## Problem statement
Print, please, exactly and only the lines between the line holding "Recreate this image" and the line holding "const yTicks = [0, 20, 40, 60, 80, 100];", inclusive, omitting any pictures.

Stored data entries:
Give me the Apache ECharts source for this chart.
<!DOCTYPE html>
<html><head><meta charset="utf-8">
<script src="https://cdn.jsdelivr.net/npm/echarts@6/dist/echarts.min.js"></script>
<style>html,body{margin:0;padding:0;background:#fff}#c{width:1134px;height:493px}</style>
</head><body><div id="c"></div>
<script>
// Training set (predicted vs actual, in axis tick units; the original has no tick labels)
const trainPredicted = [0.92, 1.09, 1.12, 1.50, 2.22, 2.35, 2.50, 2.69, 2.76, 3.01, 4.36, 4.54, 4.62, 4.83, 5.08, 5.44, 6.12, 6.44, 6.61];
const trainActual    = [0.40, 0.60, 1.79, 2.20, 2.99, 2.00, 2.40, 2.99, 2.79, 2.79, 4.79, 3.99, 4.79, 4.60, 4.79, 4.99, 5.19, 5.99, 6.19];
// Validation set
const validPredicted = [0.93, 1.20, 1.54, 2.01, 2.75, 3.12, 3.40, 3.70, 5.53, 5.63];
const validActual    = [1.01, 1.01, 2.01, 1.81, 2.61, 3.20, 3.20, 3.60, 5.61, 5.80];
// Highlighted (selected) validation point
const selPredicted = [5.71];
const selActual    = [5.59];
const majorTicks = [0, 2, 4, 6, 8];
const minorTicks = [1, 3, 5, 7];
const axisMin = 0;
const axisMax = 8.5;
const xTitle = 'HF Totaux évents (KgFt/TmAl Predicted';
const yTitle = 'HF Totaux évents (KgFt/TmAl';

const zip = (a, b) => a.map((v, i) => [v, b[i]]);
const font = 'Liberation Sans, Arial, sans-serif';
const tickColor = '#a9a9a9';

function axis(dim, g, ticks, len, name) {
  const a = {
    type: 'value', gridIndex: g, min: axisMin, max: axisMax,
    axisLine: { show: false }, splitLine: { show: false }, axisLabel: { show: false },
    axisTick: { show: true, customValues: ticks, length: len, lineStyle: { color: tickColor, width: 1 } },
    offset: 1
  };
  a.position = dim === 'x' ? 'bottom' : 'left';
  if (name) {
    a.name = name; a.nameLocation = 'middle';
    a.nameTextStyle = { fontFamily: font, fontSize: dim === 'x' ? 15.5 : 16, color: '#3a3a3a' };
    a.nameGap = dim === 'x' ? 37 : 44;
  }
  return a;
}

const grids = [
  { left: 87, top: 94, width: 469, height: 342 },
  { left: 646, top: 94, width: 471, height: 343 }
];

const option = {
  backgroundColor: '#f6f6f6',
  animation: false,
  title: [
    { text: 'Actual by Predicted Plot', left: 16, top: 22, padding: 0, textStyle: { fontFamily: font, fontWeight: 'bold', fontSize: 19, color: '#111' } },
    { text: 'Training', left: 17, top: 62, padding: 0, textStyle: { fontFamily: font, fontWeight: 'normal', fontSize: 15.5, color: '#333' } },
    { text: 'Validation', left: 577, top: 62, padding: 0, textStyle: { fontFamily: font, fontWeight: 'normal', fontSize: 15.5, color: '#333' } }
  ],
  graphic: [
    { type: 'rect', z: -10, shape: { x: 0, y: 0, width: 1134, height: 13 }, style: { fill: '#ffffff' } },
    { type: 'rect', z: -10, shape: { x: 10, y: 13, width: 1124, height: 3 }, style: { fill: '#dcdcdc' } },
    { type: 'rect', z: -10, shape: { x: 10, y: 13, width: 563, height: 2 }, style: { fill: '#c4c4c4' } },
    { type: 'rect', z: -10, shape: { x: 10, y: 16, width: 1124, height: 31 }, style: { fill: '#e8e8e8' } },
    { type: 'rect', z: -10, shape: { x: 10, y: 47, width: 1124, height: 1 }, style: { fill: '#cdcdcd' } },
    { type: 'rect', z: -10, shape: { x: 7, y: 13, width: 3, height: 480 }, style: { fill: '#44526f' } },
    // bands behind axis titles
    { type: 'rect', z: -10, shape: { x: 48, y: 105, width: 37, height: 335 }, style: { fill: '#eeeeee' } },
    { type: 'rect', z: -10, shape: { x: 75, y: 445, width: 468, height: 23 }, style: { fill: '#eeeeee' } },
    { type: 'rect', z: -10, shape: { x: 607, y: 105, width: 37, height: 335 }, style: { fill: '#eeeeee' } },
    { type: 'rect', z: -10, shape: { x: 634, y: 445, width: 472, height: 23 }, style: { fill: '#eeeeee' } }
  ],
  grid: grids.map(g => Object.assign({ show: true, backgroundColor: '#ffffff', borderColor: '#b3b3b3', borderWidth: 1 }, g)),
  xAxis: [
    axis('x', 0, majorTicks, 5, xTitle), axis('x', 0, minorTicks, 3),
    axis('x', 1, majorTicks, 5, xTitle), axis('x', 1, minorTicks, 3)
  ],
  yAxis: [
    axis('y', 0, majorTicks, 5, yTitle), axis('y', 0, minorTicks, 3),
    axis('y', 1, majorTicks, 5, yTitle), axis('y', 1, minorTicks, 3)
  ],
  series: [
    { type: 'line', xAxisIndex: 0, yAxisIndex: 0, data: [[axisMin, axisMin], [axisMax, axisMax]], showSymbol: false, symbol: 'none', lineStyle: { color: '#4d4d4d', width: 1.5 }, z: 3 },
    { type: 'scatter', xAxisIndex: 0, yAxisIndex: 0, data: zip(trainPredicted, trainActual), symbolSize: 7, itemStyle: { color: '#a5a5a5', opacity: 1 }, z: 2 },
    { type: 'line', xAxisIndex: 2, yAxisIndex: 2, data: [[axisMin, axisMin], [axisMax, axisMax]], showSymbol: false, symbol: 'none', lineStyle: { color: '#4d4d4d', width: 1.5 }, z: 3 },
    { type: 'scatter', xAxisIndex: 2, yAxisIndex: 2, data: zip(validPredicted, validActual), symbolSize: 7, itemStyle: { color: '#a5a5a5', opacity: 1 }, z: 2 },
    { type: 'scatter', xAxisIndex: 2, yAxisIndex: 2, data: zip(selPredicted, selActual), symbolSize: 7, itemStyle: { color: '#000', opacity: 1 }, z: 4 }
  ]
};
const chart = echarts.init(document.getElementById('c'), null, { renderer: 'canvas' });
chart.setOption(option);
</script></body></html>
* * *
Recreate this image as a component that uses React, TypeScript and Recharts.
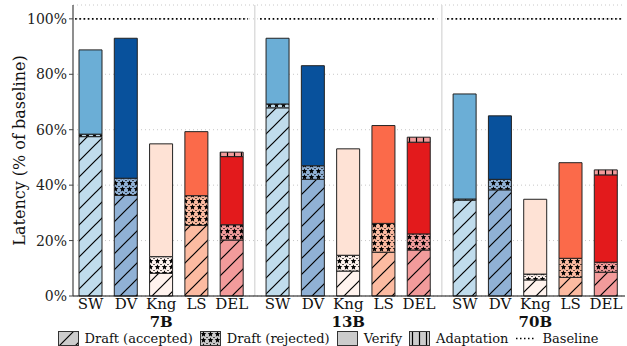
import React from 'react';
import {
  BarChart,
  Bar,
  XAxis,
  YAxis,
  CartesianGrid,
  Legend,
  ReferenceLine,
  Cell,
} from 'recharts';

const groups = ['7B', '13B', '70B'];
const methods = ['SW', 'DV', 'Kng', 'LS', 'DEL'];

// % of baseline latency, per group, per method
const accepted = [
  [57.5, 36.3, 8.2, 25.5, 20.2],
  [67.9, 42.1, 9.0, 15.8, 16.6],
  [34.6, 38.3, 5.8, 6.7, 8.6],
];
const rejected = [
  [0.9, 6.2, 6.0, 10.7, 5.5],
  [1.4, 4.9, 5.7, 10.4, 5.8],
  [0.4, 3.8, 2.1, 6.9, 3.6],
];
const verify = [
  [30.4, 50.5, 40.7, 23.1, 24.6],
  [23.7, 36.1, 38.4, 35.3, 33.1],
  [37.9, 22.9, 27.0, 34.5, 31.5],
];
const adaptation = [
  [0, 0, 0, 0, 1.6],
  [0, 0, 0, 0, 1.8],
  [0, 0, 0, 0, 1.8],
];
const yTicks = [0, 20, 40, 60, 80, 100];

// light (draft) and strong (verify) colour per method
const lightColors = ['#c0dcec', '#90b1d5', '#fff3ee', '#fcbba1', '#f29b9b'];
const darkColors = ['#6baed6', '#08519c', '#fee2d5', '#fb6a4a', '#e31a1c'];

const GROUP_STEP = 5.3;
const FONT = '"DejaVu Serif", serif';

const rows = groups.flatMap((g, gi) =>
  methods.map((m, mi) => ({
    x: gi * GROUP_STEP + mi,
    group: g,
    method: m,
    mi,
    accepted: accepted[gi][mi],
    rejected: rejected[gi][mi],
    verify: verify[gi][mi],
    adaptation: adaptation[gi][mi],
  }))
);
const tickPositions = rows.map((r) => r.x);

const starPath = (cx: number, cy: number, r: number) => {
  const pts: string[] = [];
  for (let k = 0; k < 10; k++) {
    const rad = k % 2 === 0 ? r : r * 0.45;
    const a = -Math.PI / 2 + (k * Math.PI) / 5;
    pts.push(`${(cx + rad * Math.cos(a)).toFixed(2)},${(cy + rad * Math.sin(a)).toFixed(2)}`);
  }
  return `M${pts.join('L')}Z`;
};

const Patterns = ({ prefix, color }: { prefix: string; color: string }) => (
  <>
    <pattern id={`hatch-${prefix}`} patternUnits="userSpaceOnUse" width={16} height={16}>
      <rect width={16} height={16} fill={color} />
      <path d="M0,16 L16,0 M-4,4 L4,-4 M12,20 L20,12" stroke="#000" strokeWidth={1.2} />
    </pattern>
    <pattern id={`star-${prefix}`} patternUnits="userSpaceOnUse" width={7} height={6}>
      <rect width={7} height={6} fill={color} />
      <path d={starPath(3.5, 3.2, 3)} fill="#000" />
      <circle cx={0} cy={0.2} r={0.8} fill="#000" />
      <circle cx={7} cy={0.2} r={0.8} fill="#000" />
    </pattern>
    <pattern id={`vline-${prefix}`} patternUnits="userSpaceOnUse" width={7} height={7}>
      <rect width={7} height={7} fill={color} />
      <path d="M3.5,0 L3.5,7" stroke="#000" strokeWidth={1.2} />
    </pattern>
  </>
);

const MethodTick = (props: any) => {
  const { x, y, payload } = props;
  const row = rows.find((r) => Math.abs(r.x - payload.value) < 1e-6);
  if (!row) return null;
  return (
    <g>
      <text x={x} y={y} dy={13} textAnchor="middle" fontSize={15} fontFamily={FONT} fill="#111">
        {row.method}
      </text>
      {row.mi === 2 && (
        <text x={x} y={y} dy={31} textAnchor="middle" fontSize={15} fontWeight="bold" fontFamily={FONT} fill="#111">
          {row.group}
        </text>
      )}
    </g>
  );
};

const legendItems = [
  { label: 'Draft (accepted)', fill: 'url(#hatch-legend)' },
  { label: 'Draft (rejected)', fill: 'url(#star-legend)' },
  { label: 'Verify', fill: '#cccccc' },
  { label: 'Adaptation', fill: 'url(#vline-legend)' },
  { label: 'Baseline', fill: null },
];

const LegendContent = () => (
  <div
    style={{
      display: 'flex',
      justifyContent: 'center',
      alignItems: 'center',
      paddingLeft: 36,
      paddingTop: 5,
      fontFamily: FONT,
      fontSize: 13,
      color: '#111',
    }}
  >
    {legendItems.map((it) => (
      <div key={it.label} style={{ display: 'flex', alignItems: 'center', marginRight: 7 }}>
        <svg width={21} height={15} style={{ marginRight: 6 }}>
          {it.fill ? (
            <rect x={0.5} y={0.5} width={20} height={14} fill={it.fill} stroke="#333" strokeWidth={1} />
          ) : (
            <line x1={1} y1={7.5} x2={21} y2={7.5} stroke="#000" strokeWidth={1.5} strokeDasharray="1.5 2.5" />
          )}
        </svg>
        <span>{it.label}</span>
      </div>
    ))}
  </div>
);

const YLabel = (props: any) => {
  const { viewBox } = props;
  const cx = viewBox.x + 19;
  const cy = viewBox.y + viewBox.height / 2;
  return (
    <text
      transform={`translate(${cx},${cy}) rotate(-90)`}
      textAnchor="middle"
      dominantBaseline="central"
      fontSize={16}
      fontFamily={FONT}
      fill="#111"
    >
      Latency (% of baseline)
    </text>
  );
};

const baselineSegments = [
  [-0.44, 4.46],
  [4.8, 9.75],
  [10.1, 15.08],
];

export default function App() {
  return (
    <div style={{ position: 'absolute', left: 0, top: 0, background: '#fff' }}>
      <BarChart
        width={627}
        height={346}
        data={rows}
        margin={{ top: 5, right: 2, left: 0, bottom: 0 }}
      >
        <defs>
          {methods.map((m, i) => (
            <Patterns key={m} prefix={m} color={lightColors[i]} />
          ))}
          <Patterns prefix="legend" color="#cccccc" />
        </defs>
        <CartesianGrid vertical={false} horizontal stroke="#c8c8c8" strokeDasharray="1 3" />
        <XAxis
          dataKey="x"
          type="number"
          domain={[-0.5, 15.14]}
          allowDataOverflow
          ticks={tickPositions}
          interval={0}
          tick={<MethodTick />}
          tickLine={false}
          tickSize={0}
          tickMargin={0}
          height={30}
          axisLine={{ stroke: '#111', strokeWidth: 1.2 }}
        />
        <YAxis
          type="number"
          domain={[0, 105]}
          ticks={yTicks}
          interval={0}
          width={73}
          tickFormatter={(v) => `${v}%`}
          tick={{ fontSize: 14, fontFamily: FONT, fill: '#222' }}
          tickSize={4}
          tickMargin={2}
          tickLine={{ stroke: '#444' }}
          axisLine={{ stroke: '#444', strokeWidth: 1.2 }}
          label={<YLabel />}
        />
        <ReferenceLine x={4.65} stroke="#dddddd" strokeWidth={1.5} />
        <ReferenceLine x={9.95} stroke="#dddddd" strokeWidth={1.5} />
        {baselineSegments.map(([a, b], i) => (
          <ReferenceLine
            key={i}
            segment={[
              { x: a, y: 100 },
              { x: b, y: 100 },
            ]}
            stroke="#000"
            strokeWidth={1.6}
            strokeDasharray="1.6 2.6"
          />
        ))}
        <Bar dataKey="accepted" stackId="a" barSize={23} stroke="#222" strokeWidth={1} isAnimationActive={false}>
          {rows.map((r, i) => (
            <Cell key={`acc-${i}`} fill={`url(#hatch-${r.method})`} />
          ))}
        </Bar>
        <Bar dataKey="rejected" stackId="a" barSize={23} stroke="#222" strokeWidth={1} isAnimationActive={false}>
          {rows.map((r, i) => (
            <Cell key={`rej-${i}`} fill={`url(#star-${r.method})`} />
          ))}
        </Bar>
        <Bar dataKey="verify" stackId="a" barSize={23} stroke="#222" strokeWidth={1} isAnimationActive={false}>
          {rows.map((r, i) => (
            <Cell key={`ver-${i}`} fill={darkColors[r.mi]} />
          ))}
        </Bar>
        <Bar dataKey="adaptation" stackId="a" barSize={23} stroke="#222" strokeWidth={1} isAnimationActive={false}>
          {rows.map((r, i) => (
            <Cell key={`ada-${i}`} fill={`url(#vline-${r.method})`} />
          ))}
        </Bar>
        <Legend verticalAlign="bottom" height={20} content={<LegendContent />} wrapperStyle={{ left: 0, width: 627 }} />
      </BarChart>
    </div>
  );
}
...
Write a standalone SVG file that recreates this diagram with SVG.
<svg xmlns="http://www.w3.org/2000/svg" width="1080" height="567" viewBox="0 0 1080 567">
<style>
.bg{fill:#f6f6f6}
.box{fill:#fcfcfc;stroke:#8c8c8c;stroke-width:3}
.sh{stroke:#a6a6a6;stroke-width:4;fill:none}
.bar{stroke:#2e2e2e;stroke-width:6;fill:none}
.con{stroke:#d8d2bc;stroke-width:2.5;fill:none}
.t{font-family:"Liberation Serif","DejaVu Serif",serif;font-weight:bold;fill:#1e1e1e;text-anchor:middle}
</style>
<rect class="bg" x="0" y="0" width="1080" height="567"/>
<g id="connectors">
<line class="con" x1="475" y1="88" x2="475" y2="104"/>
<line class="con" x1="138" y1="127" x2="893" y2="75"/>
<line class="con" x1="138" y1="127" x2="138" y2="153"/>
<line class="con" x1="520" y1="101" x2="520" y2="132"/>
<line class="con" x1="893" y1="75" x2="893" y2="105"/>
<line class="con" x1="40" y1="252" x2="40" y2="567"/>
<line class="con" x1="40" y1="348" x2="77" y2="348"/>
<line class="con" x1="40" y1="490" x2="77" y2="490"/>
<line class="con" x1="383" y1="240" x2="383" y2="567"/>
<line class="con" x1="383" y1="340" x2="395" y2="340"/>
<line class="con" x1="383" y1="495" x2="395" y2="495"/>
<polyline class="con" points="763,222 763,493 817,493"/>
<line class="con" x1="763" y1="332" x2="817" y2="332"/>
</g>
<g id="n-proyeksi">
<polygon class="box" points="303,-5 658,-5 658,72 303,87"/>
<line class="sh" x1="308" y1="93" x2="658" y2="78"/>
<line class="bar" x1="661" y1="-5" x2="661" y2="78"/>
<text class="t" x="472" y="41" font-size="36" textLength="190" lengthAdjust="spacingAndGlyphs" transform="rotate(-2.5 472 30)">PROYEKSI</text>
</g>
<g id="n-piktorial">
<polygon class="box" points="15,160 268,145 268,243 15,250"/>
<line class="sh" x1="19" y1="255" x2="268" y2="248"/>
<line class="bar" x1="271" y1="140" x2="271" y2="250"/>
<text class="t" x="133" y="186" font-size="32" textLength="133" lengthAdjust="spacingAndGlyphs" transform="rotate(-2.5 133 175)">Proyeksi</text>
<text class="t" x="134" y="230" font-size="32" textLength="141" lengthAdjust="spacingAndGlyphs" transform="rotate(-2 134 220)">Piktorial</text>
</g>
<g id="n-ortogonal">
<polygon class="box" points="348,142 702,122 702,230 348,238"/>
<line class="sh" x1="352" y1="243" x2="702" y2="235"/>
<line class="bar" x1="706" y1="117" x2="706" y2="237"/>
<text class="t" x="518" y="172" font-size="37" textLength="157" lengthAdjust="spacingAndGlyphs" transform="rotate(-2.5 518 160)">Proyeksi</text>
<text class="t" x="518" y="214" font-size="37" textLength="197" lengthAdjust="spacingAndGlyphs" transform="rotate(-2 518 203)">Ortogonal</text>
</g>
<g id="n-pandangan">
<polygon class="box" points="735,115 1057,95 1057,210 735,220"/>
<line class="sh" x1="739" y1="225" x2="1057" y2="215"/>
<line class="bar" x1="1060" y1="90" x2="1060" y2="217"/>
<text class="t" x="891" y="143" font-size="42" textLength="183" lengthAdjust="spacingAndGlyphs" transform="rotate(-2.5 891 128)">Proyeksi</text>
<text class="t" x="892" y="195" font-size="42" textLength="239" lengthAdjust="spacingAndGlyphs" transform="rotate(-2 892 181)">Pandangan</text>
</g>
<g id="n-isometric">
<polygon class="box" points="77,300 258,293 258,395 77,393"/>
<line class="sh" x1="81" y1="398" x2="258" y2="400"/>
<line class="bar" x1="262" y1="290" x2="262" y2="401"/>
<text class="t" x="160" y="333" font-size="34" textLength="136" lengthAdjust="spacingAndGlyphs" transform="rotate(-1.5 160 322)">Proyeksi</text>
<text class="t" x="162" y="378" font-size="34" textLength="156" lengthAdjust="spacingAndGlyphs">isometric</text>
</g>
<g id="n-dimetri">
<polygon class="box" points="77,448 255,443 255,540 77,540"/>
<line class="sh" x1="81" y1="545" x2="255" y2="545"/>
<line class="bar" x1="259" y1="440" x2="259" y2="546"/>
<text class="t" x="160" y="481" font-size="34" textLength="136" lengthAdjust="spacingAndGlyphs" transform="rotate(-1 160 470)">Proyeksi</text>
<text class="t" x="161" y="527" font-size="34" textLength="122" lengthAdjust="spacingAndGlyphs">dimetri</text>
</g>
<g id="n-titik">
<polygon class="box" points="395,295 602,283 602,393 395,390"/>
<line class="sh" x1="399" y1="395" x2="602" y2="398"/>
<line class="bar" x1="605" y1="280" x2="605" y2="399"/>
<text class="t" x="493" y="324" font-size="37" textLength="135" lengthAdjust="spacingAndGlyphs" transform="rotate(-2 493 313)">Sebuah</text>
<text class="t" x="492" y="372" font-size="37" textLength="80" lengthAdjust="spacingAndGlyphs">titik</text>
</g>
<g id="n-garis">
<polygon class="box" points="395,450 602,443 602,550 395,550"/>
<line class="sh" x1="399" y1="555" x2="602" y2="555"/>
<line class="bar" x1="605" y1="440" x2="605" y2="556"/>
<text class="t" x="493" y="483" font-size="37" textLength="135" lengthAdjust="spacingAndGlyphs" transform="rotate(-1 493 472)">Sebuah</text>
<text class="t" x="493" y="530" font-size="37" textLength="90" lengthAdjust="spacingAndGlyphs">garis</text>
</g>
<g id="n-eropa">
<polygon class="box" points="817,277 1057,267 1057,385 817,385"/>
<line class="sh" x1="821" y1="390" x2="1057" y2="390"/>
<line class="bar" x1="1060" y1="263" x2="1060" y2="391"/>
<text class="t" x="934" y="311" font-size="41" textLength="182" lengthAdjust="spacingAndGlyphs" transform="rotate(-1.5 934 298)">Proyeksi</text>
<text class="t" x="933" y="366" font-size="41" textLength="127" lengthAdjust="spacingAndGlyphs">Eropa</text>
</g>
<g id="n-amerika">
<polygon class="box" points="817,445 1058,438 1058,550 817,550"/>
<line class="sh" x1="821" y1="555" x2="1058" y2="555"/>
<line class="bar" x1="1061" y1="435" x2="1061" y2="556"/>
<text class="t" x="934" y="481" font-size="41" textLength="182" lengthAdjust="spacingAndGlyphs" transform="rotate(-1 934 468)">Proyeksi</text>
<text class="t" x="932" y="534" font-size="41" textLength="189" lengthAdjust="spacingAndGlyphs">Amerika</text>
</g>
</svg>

## Answer to the exercise
Recreate this image as a component that uses React, TypeScript and Recharts.
import React from 'react';
import {
  BarChart,
  Bar,
  XAxis,
  YAxis,
  CartesianGrid,
  Legend,
  ReferenceLine,
  Cell,
} from 'recharts';

const groups = ['7B', '13B', '70B'];
const methods = ['SW', 'DV', 'Kng', 'LS', 'DEL'];

// % of baseline latency, per group, per method
const accepted = [
  [57.5, 36.3, 8.2, 25.5, 20.2],
  [67.9, 42.1, 9.0, 15.8, 16.6],
  [34.6, 38.3, 5.8, 6.7, 8.6],
];
const rejected = [
  [0.9, 6.2, 6.0, 10.7, 5.5],
  [1.4, 4.9, 5.7, 10.4, 5.8],
  [0.4, 3.8, 2.1, 6.9, 3.6],
];
const verify = [
  [30.4, 50.5, 40.7, 23.1, 24.6],
  [23.7, 36.1, 38.4, 35.3, 33.1],
  [37.9, 22.9, 27.0, 34.5, 31.5],
];
const adaptation = [
  [0, 0, 0, 0, 1.6],
  [0, 0, 0, 0, 1.8],
  [0, 0, 0, 0, 1.8],
];
const yTicks = [0, 20, 40, 60, 80, 100];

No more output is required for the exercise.